Duke glaucoma specialist Leon Herndon, MD, associate professor of ophthalmology, is one of the few surgeons around the country who has performed the cutting-edge procedure called canaloplasty. In July 2007, at the Eye Center, he performed the first two canaloplasties in North Carolina.
“In patients with open-angle glaucoma, the drainage canal has collapsed," Herndon explains. "The canaloplasty procedure opens the canal just as a stent opens a carotid artery in someone suffering from heart disease.
“Traditional trabeculectomy surgery involves creating a new drain for the eye by creating a ‘bleb’ on the eye,” he continues. “A trabeculectomy is a tiny flap cut into the sclera, the white part of the eye, to allow aqueous fluid to drain from the eye in a new direction. While this type of surgery is effective in lowering intraocular pressure, it also can lead to complications. Since the bleb is elevated, it may cause discomfort or irritation. And since the tissue is very thin, these blebs may leak over time, putting the patient at a risk of infection, which may ultimately cause vision loss.”
Although canaloplasty is a more complicated surgery than trabeculectomy, it is a safer procedure because it reopens the Schlemm’s canal, the eye’s natural drainage channel. In many glaucoma cases, particularly in primary open angle glaucoma (POAG), the Schlemm’s canal has collapsed, blocking the flow of aqueous fluid out of the eye.

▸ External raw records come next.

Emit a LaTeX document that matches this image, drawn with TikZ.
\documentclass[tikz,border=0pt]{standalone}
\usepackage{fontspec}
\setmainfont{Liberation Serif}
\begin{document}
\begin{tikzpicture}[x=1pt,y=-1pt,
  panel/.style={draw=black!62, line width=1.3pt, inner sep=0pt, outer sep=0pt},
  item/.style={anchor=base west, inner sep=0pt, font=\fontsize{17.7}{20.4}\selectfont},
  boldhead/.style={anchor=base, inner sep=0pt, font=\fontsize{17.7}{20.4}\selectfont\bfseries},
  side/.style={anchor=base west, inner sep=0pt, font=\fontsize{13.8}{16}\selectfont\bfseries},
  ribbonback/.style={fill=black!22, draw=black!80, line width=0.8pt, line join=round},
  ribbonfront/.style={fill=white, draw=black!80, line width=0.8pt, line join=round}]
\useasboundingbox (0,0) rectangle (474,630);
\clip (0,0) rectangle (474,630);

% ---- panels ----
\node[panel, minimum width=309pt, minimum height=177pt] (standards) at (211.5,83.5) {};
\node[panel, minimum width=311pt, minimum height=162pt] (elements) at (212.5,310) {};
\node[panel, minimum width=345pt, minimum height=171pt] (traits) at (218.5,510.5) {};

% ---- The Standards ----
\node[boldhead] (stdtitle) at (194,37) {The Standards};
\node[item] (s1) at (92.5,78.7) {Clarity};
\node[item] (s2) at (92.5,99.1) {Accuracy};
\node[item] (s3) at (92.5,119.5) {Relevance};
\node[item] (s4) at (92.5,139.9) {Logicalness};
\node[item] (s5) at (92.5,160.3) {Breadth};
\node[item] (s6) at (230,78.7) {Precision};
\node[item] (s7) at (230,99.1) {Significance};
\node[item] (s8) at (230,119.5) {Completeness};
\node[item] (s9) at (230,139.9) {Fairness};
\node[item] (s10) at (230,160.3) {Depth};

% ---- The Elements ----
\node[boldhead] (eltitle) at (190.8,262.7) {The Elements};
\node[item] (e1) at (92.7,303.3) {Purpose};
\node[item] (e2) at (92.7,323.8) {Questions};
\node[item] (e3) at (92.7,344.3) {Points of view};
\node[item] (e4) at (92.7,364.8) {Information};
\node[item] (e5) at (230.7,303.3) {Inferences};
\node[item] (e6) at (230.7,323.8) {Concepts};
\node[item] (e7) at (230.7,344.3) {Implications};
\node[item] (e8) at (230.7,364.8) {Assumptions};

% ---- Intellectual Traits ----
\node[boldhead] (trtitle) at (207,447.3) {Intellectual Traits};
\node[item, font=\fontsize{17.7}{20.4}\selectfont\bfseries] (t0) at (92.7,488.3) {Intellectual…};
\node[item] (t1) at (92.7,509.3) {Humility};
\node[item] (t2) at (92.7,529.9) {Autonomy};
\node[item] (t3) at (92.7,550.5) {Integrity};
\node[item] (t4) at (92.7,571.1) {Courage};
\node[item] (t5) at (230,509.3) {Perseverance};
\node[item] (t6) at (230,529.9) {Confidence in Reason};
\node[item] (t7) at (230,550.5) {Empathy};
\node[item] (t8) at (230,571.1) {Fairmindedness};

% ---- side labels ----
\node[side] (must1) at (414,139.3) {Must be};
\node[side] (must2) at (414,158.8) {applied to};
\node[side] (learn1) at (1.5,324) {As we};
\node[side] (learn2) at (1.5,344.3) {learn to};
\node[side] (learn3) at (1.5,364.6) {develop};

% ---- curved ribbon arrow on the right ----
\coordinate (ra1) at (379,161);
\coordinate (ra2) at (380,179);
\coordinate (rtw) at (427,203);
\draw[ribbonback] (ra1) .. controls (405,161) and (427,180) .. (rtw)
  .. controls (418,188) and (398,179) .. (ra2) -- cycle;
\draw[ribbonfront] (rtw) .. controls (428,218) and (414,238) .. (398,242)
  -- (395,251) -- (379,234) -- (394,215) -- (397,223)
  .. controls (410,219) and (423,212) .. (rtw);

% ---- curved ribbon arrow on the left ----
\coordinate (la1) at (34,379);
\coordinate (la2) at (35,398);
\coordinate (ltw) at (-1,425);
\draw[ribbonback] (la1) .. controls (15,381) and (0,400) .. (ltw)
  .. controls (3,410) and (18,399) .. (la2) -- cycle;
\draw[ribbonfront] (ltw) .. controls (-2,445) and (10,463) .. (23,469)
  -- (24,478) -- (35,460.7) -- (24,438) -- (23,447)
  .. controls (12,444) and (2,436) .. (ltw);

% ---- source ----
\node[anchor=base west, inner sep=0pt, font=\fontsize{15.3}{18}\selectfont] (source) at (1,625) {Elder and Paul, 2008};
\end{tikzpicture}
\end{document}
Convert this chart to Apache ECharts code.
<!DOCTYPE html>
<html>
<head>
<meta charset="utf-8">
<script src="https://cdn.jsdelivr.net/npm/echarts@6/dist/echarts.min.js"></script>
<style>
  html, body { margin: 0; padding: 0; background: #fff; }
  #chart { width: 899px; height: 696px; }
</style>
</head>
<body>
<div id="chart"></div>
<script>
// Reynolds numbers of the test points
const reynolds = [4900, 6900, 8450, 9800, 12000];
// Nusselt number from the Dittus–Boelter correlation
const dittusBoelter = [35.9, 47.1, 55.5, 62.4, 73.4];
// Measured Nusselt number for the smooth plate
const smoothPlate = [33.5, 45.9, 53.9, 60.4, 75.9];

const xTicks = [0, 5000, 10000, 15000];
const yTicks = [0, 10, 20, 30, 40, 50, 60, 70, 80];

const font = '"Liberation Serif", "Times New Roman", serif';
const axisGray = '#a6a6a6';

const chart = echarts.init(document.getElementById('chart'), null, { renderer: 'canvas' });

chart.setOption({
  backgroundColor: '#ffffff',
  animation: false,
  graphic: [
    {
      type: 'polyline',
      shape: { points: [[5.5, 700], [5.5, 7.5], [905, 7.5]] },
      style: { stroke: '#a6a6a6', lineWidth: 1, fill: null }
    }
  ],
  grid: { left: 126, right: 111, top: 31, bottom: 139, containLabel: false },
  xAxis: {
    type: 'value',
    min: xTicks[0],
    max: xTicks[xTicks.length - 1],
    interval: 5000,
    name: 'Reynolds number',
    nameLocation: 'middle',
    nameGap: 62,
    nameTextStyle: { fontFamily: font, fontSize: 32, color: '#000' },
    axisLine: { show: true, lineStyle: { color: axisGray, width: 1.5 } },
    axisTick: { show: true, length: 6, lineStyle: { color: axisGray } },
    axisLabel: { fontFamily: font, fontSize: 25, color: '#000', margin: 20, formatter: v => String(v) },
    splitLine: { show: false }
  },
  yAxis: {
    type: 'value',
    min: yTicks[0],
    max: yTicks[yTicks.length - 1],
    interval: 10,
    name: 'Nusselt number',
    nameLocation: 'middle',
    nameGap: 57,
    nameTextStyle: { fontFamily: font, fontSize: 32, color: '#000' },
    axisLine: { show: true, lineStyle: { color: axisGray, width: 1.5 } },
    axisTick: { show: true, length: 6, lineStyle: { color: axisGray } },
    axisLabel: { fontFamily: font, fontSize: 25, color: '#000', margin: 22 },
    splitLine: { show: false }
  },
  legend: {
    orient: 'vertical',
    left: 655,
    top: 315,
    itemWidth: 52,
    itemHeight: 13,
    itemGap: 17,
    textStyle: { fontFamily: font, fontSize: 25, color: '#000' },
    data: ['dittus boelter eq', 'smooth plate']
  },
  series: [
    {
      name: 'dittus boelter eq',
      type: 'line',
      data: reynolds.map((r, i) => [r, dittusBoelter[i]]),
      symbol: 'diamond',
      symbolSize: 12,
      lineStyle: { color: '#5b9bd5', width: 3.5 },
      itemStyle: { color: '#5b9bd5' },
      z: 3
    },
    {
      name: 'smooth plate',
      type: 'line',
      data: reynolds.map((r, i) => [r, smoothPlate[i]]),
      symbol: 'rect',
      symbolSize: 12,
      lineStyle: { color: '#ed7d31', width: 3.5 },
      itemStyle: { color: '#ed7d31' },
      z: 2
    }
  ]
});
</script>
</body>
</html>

Canaloplasty allows the surgeon to reopen the canal and restore flow by using a tiny specialized catheter to go inside the canal and thread a suture 360 degrees around its walls -- just as a stent holds open a collapsed artery.

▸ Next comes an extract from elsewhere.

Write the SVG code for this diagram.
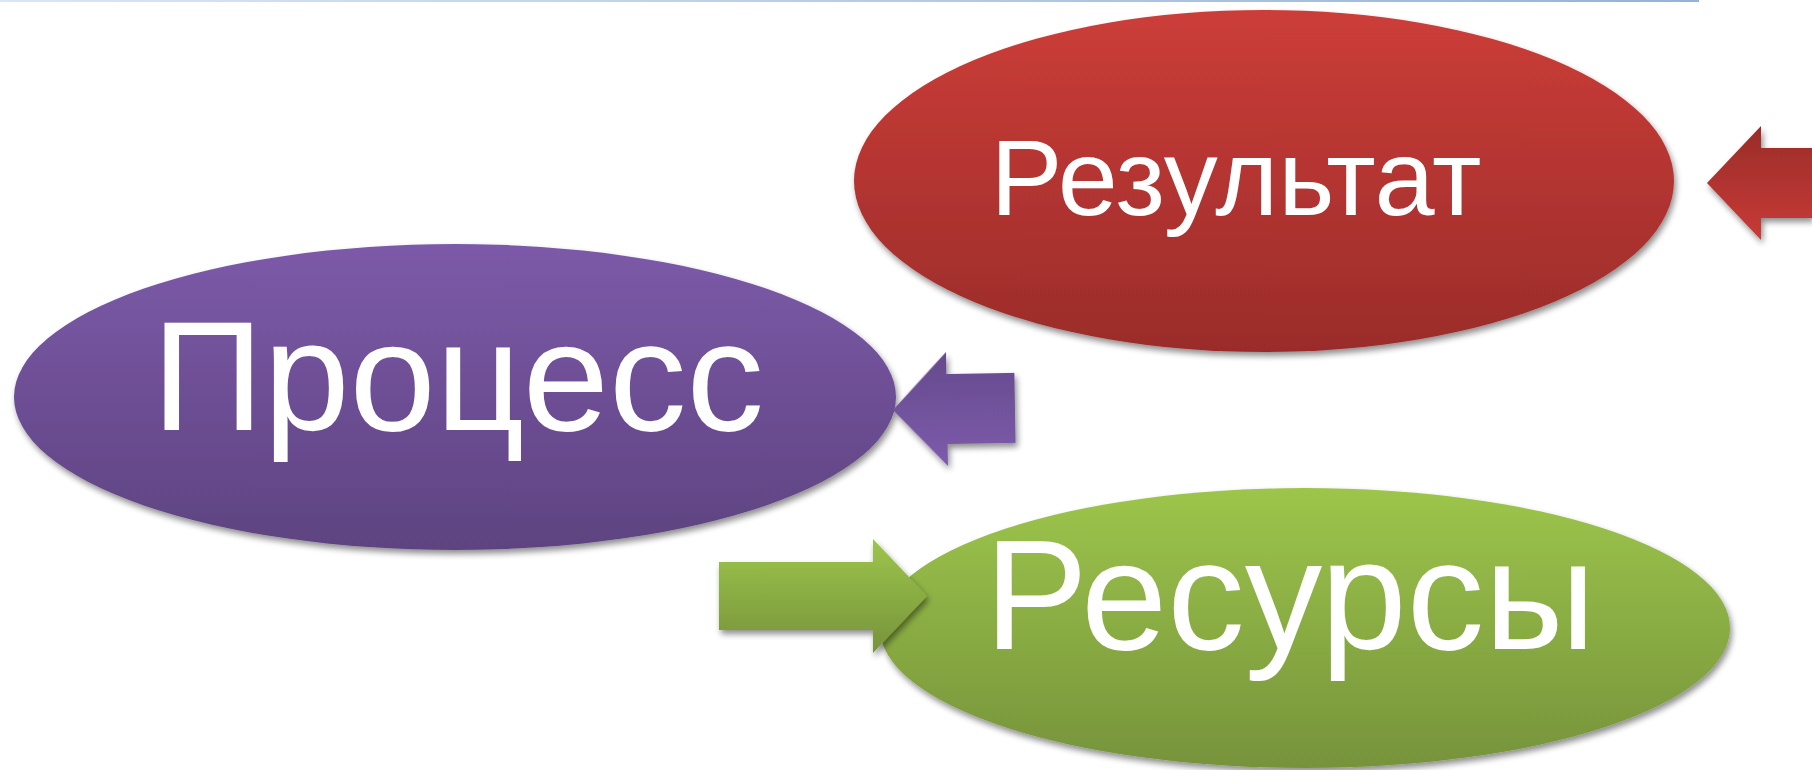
<svg xmlns="http://www.w3.org/2000/svg" width="1812" height="770" viewBox="0 0 1812 770">
  <defs>
    <linearGradient id="gPurple" x1="0" y1="0" x2="0" y2="1">
      <stop offset="0" stop-color="#7c5aa9"/>
      <stop offset="1" stop-color="#5e4380"/>
    </linearGradient>
    <linearGradient id="gPurpleR" x1="0" y1="0" x2="0" y2="1">
      <stop offset="0" stop-color="#654a8c"/>
      <stop offset="1" stop-color="#7d5bab"/>
    </linearGradient>
    <linearGradient id="gRed" x1="0" y1="0" x2="0" y2="1">
      <stop offset="0" stop-color="#cc3d38"/>
      <stop offset="1" stop-color="#9a2c2a"/>
    </linearGradient>
    <linearGradient id="gRedR" x1="0" y1="0" x2="0" y2="1">
      <stop offset="0" stop-color="#992c29"/>
      <stop offset="1" stop-color="#c83b37"/>
    </linearGradient>
    <linearGradient id="gGreen" x1="0" y1="0" x2="0" y2="1">
      <stop offset="0" stop-color="#9dc54b"/>
      <stop offset="1" stop-color="#76933b"/>
    </linearGradient>
    <linearGradient id="gLine" x1="0" y1="0" x2="1" y2="0">
      <stop offset="0" stop-color="#dbe6f3"/>
      <stop offset="1" stop-color="#95b3d7"/>
    </linearGradient>
    <filter id="shadow" x="-10%" y="-10%" width="120%" height="130%">
      <feGaussianBlur in="SourceAlpha" stdDeviation="3"/>
      <feOffset dx="2" dy="4" result="b"/>
      <feComponentTransfer><feFuncA type="linear" slope="0.45"/></feComponentTransfer>
      <feMerge><feMergeNode/><feMergeNode in="SourceGraphic"/></feMerge>
    </filter>
    <style>
      .lbl { font-family: "Liberation Sans", Arial, sans-serif; fill: #ffffff; text-anchor: middle; }
    </style>
  </defs>
  <rect x="0" y="0" width="1812" height="770" fill="#ffffff"/>
  <rect x="0" y="0" width="1699" height="2" fill="url(#gLine)"/>

  <g id="node-process">
    <ellipse cx="455" cy="397" rx="441" ry="153" fill="url(#gPurple)" filter="url(#shadow)"/>
    <text class="lbl" x="458" y="430" font-size="155">Процесс</text>
  </g>
  <g id="node-result">
    <ellipse cx="1264" cy="181" rx="410" ry="171" fill="url(#gRed)" filter="url(#shadow)"/>
    <text class="lbl" x="1236" y="215" font-size="108">Результат</text>
  </g>
  <g id="node-resources">
    <ellipse cx="1305" cy="628" rx="425" ry="140" fill="url(#gGreen)" filter="url(#shadow)"/>
    <text class="lbl" x="1290" y="649" font-size="155">Ресурсы</text>
  </g>

  <g id="connectors">
    <polygon points="1707,183 1761,126 1761,148 1812,148 1812,218 1761,218 1761,240" fill="url(#gRedR)" filter="url(#shadow)"/>
    <polygon transform="rotate(-1 893 410)" points="893,410 947,353 947,375 1015,375 1015,445 947,445 947,467" fill="url(#gPurpleR)" filter="url(#shadow)"/>
    <polygon points="927,596 873,539 873,562 719,562 719,630 873,630 873,653" fill="url(#gGreen)" filter="url(#shadow)"/>
  </g>
</svg>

Canaloplasty is not right for every glaucoma patient in need of surgery, Herndon notes. For now it is best suited for patients who have open-angle glaucoma, have not had previous glaucoma surgery, and do not require extremely low intraocular pressures. It may also appeal to contact lens wearers since contacts can irritate blebs and cause them to leak or become infected.
Herndon says, “Canaloplasty is a great addition to our arsenal for glaucoma surgery, allowing us to fine-tune the appropriate surgery for each patient. I’m excited about the potential -- the likely decreased risk of significant complications and the ability to give patients a better quality of life.”